-- start --

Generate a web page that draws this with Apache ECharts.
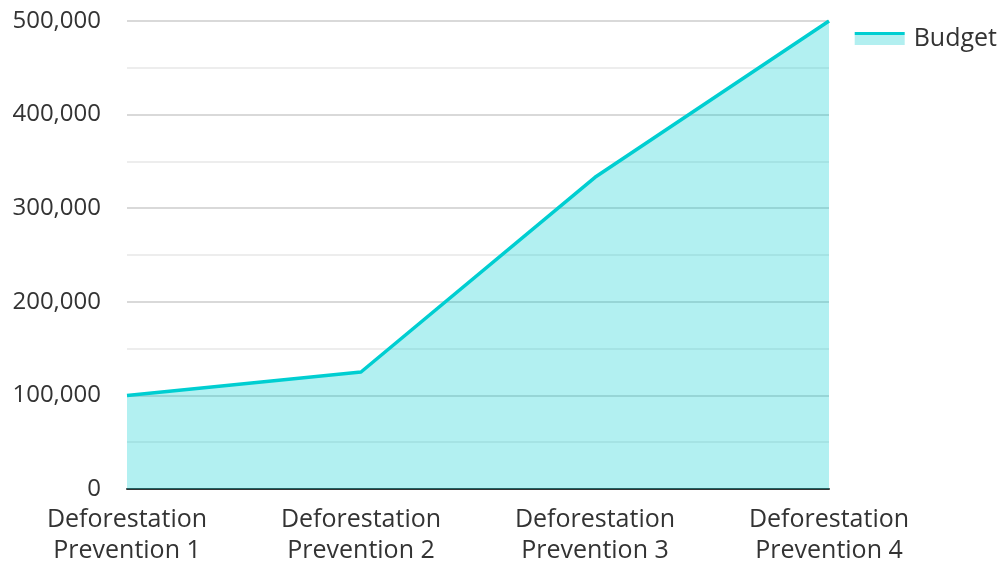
<!DOCTYPE html>
<html>
<head>
<meta charset="utf-8">
<script src="https://cdn.jsdelivr.net/npm/echarts@6/dist/echarts.min.js"></script>
<style>
  html, body { margin: 0; padding: 0; background: #fff; }
  #chart { width: 1003px; height: 561px; }
</style>
</head>
<body>
<div id="chart"></div>
<script>
// Budget per deforestation prevention programme
const categories = [
  'Deforestation\nPrevention 1',
  'Deforestation\nPrevention 2',
  'Deforestation\nPrevention 3',
  'Deforestation\nPrevention 4'
];
const budget = [100000, 125000, 333000, 500000];
const seriesName = 'Budget';

const lineColor = '#00CED1';
const fillColor = 'rgba(0, 206, 209, 0.3)';
const textColor = '#333333';
const fontFamily = '"Open Sans", "Noto Sans", sans-serif';

const chart = echarts.init(document.getElementById('chart'), null, { renderer: 'canvas' });

chart.setOption({
  animation: false,
  backgroundColor: '#ffffff',
  textStyle: { fontFamily: fontFamily },
  grid: { left: 127, right: 174, top: 21, bottom: 72, containLabel: false, outerBoundsMode: 'none' },
  legend: {
    show: true,
    right: 1,
    top: 21,
    itemWidth: 50,
    itemHeight: 13,
    itemGap: 10,
    icon: 'rect',
    data: [{
      name: seriesName,
      itemStyle: {
        color: {
          type: 'linear', x: 0, y: 0, x2: 0, y2: 1,
          colorStops: [
            { offset: 0, color: lineColor },
            { offset: 0.24, color: lineColor },
            { offset: 0.24, color: '#b2eff0' },
            { offset: 1, color: '#b2eff0' }
          ]
        },
        borderWidth: 0
      }
    }],
    textStyle: { color: textColor, fontSize: 25, fontFamily: fontFamily, padding: [0, 0, 0, 4] }
  },
  xAxis: {
    type: 'category',
    data: categories,
    boundaryGap: false,
    axisLine: { show: true, lineStyle: { color: '#333333', width: 2 } },
    axisTick: { show: false },
    axisLabel: {
      color: textColor,
      fontSize: 25,
      lineHeight: 31,
      margin: 15,
      fontFamily: fontFamily,
      interval: 0
    },
    splitLine: { show: false }
  },
  yAxis: {
    type: 'value',
    min: 0,
    max: 500000,
    interval: 100000,
    axisLine: { show: false },
    axisTick: { show: false },
    axisLabel: {
      color: textColor,
      fontSize: 24,
      margin: 26,
      fontFamily: fontFamily,
      formatter: v => v.toLocaleString('en-US')
    },
    splitLine: { show: true, lineStyle: { color: '#cccccc', width: 1.5 } },
    minorTick: { show: false, splitNumber: 2 },
    minorSplitLine: { show: true, lineStyle: { color: '#e8e8e8', width: 1.5 } }
  },
  series: [{
    name: seriesName,
    type: 'line',
    data: budget,
    symbol: 'none',
    smooth: false,
    lineStyle: { color: lineColor, width: 3.5 },
    itemStyle: { color: lineColor },
    areaStyle: { color: fillColor, opacity: 1 },
    z: 3
  }]
});
</script>
</body>
</html>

-- end --

Problem details: Write out the listing word for word, omitting the pictures it holds.

Output for this task:
Generate a web page that draws this with Apache ECharts.
<!DOCTYPE html>
<html>
<head>
<meta charset="utf-8">
<script src="https://cdn.jsdelivr.net/npm/echarts@6/dist/echarts.min.js"></script>
<style>
  html, body { margin: 0; padding: 0; background: #fff; }
  #chart { width: 1003px; height: 561px; }
</style>
</head>
<body>
<div id="chart"></div>
<script>
// Budget per deforestation prevention programme
const categories = [
  'Deforestation\nPrevention 1',
  'Deforestation\nPrevention 2',
  'Deforestation\nPrevention 3',
  'Deforestation\nPrevention 4'
];
const budget = [100000, 125000, 333000, 500000];
const seriesName = 'Budget';

const lineColor = '#00CED1';
const fillColor = 'rgba(0, 206, 209, 0.3)';
const textColor = '#333333';
const fontFamily = '"Open Sans", "Noto Sans", sans-serif';

const chart = echarts.init(document.getElementById('chart'), null, { renderer: 'canvas' });

chart.setOption({
  animation: false,
  backgroundColor: '#ffffff',
  textStyle: { fontFamily: fontFamily },
  grid: { left: 127, right: 174, top: 21, bottom: 72, containLabel: false, outerBoundsMode: 'none' },
  legend: {
    show: true,
    right: 1,
    top: 21,
    itemWidth: 50,
    itemHeight: 13,
    itemGap: 10,
    icon: 'rect',
    data: [{
      name: seriesName,
      itemStyle: {
        color: {
          type: 'linear', x: 0, y: 0, x2: 0, y2: 1,
          colorStops: [
            { offset: 0, color: lineColor },
            { offset: 0.24, color: lineColor },
            { offset: 0.24, color: '#b2eff0' },
            { offset: 1, color: '#b2eff0' }
          ]
        },
        borderWidth: 0
      }
    }],
    textStyle: { color: textColor, fontSize: 25, fontFamily: fontFamily, padding: [0, 0, 0, 4] }
  },
  xAxis: {
    type: 'category',
    data: categories,
    boundaryGap: false,
    axisLine: { show: true, lineStyle: { color: '#333333', width: 2 } },
    axisTick: { show: false },
    axisLabel: {
      color: textColor,
      fontSize: 25,
      lineHeight: 31,
      margin: 15,
      fontFamily: fontFamily,
      interval: 0
    },
    splitLine: { show: false }
  },
  yAxis: {
    type: 'value',
    min: 0,
    max: 500000,
    interval: 100000,
    axisLine: { show: false },
    axisTick: { show: false },
    axisLabel: {
      color: textColor,
      fontSize: 24,
      margin: 26,
      fontFamily: fontFamily,
      formatter: v => v.toLocaleString('en-US')
    },
    splitLine: { show: true, lineStyle: { color: '#cccccc', width: 1.5 } },
    minorTick: { show: false, splitNumber: 2 },
    minorSplitLine: { show: true, lineStyle: { color: '#e8e8e8', width: 1.5 } }
  },
  series: [{
    name: seriesName,
    type: 'line',
    data: budget,
    symbol: 'none',
    smooth: false,
    lineStyle: { color: lineColor, width: 3.5 },
    itemStyle: { color: lineColor },
    areaStyle: { color: fillColor, opacity: 1 },
    z: 3
  }]
});
</script>
</body>
</html>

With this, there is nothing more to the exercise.